» **Exercise prompt**: Skip the pictures. Set down, word for word, the lines from the start of the material up to and including the line with "import matplotlib.pyplot as plt".
☆ ☆ ☆
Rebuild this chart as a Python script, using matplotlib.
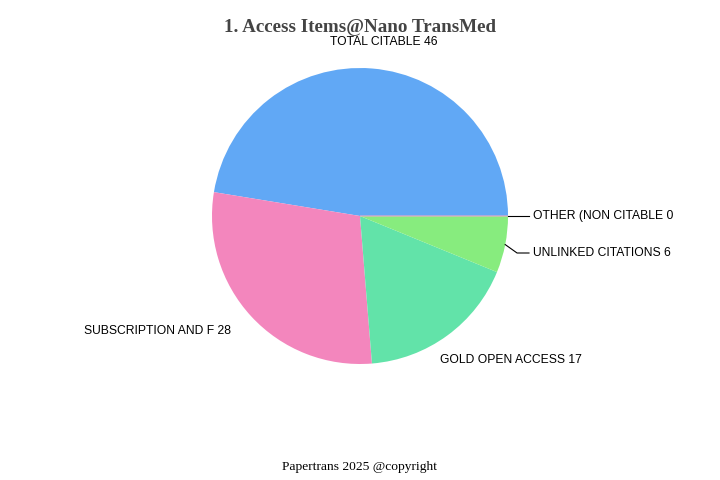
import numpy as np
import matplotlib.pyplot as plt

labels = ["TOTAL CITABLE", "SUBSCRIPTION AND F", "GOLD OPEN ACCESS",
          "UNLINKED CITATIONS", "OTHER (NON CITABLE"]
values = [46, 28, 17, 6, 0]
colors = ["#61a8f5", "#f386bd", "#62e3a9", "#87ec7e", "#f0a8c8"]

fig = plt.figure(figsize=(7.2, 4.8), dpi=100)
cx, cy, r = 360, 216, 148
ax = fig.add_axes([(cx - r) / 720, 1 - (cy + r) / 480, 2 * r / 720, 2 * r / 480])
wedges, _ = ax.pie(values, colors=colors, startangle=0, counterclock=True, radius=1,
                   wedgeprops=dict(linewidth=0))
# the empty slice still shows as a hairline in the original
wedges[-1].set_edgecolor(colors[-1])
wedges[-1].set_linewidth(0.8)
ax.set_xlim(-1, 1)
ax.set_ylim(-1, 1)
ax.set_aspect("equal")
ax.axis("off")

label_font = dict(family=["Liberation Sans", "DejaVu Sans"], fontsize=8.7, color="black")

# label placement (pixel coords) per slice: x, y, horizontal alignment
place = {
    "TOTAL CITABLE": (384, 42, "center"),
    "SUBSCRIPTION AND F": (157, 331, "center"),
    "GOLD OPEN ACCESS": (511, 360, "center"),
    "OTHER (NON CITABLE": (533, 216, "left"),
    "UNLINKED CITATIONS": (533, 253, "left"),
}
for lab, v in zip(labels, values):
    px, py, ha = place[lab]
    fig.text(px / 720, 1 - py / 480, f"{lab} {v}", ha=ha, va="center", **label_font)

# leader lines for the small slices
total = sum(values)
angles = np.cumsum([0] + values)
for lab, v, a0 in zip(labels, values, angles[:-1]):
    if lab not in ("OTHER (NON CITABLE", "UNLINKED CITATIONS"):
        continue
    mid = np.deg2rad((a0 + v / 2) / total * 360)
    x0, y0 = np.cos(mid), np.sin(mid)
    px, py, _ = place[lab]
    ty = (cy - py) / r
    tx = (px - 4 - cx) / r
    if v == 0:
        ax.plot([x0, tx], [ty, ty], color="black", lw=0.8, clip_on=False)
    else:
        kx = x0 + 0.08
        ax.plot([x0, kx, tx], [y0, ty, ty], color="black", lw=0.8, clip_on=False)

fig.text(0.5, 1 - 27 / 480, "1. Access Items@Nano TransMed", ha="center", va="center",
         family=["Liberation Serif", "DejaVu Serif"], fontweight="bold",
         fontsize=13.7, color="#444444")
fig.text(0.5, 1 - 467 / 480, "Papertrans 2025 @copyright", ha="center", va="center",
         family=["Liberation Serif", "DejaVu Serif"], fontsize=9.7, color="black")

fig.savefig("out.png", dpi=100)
☆ ☆ ☆
» **Result of this exercise**:
Rebuild this chart as a Python script, using matplotlib.
import numpy as np
import matplotlib.pyplot as plt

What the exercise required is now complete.